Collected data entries
◆ ◆ ◆ ◆
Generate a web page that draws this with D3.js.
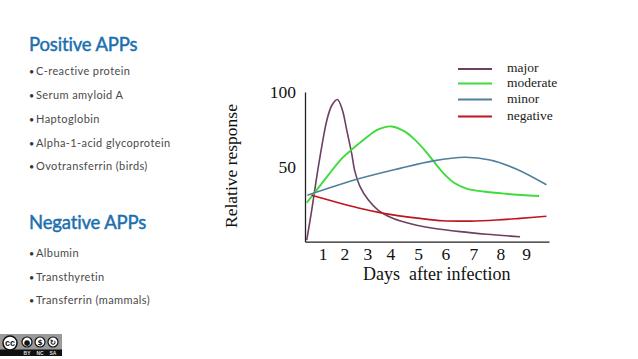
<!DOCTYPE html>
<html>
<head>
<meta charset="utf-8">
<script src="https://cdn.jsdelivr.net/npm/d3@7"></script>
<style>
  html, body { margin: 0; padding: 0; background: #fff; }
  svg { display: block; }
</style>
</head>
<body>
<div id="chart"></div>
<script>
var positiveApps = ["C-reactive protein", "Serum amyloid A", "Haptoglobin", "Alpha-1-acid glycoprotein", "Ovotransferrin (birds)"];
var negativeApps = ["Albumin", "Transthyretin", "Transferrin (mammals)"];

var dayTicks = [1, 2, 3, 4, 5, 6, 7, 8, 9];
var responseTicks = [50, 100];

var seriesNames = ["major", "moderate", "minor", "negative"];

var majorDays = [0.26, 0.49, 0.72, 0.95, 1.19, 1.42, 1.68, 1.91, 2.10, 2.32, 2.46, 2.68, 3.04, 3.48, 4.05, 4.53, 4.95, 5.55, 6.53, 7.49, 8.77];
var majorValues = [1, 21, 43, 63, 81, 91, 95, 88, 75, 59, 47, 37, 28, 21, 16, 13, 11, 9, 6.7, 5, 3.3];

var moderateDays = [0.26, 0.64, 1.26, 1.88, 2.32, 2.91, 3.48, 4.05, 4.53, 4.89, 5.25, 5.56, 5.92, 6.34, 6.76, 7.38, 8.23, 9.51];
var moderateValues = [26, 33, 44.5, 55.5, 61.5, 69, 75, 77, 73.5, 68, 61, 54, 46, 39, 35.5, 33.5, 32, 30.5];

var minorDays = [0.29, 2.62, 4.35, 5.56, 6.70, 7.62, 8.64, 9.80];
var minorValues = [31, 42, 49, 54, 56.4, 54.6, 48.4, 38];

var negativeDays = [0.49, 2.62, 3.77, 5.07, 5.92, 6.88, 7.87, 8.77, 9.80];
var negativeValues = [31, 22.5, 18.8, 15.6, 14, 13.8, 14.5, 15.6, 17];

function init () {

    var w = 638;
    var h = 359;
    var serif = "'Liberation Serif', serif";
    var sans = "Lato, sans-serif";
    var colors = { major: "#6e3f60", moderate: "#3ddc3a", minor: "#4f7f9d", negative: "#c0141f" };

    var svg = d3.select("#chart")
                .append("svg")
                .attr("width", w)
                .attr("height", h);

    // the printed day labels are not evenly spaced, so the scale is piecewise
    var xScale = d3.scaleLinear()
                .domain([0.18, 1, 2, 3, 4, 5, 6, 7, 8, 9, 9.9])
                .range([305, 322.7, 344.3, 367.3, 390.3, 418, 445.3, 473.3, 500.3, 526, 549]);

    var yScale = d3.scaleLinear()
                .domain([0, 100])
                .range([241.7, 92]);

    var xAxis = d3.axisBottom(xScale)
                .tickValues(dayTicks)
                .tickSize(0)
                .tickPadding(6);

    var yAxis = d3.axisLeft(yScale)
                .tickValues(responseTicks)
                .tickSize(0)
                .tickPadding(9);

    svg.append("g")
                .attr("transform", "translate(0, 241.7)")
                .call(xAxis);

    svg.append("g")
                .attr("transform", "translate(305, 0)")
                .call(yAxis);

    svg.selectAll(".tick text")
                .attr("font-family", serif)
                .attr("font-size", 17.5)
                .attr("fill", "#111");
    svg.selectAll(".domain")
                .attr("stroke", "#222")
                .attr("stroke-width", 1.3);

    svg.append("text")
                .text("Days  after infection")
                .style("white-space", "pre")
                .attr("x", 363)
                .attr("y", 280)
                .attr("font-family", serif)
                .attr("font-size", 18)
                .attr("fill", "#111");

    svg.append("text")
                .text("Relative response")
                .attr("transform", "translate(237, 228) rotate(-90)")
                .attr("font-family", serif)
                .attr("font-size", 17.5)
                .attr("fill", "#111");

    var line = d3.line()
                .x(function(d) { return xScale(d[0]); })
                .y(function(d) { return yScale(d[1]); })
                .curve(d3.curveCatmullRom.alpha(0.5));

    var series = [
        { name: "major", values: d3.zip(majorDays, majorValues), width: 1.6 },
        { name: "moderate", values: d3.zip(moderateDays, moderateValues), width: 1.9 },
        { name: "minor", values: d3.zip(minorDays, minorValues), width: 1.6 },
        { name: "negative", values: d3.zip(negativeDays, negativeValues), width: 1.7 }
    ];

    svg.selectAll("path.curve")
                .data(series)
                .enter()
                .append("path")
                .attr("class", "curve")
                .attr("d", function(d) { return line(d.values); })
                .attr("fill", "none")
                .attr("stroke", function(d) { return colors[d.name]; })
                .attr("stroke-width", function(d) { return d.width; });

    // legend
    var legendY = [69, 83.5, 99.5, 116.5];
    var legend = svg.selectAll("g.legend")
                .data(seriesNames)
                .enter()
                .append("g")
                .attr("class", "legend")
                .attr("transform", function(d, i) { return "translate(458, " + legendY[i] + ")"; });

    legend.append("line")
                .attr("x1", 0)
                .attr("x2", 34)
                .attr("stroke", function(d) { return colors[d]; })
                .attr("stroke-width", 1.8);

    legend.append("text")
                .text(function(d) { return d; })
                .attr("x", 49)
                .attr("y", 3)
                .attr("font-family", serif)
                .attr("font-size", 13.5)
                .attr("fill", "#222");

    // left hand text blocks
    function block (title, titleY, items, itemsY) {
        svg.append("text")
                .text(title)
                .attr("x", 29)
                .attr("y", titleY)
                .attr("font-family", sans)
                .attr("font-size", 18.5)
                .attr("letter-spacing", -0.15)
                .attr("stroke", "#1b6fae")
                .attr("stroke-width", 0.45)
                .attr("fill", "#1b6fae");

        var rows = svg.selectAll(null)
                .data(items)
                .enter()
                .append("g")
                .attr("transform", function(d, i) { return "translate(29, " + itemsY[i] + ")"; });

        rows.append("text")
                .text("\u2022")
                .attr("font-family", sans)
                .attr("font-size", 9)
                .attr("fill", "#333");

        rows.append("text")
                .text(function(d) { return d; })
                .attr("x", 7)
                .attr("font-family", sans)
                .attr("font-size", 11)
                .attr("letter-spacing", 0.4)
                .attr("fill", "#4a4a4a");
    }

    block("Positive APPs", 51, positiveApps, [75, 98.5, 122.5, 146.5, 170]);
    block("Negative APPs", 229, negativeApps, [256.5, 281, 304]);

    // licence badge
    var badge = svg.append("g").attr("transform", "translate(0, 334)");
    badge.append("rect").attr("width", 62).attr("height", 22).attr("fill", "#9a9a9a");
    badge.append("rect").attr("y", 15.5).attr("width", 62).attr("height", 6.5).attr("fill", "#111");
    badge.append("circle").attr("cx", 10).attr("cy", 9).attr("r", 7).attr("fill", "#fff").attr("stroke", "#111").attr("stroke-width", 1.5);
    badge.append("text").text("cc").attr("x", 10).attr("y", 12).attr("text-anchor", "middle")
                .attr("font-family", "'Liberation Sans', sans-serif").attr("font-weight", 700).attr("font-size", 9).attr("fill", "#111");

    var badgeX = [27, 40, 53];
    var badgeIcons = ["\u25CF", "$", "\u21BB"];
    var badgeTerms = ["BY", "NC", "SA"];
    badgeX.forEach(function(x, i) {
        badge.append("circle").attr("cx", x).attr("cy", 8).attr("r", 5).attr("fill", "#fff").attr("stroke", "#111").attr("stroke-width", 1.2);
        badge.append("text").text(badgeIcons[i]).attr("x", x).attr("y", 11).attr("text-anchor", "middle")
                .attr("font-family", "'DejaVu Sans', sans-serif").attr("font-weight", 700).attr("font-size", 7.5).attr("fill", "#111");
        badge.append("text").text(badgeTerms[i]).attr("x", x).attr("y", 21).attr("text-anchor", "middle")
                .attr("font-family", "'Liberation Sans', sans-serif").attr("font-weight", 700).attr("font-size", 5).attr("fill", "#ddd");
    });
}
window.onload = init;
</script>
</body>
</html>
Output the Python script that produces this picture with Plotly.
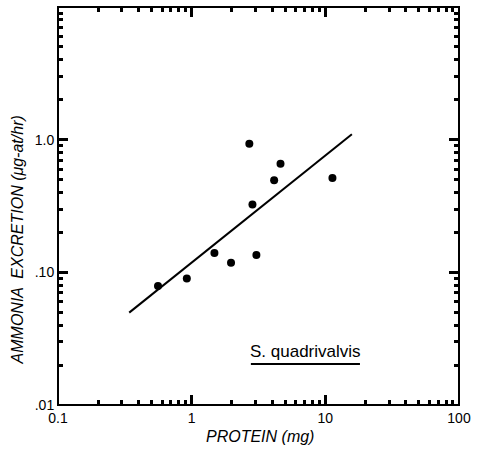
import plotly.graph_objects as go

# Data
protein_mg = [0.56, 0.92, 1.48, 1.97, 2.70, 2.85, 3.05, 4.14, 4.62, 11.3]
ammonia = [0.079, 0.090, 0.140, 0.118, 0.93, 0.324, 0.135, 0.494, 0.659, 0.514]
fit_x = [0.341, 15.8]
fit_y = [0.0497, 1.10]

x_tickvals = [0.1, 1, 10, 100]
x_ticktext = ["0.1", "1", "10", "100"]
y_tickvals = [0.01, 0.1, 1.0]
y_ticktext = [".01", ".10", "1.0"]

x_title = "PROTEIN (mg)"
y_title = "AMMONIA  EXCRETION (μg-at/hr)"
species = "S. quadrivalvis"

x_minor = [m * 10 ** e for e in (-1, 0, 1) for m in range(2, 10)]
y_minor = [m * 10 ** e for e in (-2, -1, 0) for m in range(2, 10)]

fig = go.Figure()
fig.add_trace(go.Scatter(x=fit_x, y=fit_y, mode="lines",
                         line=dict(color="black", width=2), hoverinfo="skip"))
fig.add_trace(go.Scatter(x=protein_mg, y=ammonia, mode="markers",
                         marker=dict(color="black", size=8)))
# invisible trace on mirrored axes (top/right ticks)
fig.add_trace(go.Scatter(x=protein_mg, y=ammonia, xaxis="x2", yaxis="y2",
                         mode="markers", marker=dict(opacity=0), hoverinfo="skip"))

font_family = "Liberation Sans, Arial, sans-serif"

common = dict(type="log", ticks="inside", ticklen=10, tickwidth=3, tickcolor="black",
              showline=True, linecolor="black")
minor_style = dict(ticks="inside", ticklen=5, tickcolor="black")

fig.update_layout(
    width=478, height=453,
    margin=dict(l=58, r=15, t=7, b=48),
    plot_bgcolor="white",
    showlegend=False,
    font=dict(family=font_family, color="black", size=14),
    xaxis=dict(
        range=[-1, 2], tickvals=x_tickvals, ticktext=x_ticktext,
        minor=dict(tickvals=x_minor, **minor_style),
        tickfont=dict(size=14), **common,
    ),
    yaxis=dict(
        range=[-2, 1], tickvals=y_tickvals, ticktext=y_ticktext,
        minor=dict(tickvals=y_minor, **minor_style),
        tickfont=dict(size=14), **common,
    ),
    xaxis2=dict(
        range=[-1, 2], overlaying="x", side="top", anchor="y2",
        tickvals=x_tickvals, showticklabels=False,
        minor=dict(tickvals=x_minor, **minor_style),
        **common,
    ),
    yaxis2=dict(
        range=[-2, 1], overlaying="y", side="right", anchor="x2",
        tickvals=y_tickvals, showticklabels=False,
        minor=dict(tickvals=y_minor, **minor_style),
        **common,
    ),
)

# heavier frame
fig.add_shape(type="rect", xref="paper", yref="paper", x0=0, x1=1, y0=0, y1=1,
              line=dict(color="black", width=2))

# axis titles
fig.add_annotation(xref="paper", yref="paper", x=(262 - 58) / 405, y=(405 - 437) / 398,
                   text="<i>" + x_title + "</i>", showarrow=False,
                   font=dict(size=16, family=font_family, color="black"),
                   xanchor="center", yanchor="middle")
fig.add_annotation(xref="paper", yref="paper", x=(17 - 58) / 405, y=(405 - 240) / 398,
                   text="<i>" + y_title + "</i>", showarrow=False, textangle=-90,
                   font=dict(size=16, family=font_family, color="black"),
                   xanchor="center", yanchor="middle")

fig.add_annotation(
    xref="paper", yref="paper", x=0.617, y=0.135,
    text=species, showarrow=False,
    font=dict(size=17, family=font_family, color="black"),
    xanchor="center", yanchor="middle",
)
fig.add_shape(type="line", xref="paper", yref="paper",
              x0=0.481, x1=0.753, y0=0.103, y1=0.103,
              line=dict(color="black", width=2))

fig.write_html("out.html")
◆ ◆ ◆ ◆
EXERCISE AIM:
Begin at the first line of the records and please reproduce every line exactly through the one containing "6.7, 5, 3.3];", leaving all pictures out.

SOLUTION:
Generate a web page that draws this with D3.js.
<!DOCTYPE html>
<html>
<head>
<meta charset="utf-8">
<script src="https://cdn.jsdelivr.net/npm/d3@7"></script>
<style>
  html, body { margin: 0; padding: 0; background: #fff; }
  svg { display: block; }
</style>
</head>
<body>
<div id="chart"></div>
<script>
var positiveApps = ["C-reactive protein", "Serum amyloid A", "Haptoglobin", "Alpha-1-acid glycoprotein", "Ovotransferrin (birds)"];
var negativeApps = ["Albumin", "Transthyretin", "Transferrin (mammals)"];

var dayTicks = [1, 2, 3, 4, 5, 6, 7, 8, 9];
var responseTicks = [50, 100];

var seriesNames = ["major", "moderate", "minor", "negative"];

var majorDays = [0.26, 0.49, 0.72, 0.95, 1.19, 1.42, 1.68, 1.91, 2.10, 2.32, 2.46, 2.68, 3.04, 3.48, 4.05, 4.53, 4.95, 5.55, 6.53, 7.49, 8.77];
var majorValues = [1, 21, 43, 63, 81, 91, 95, 88, 75, 59, 47, 37, 28, 21, 16, 13, 11, 9, 6.7, 5, 3.3];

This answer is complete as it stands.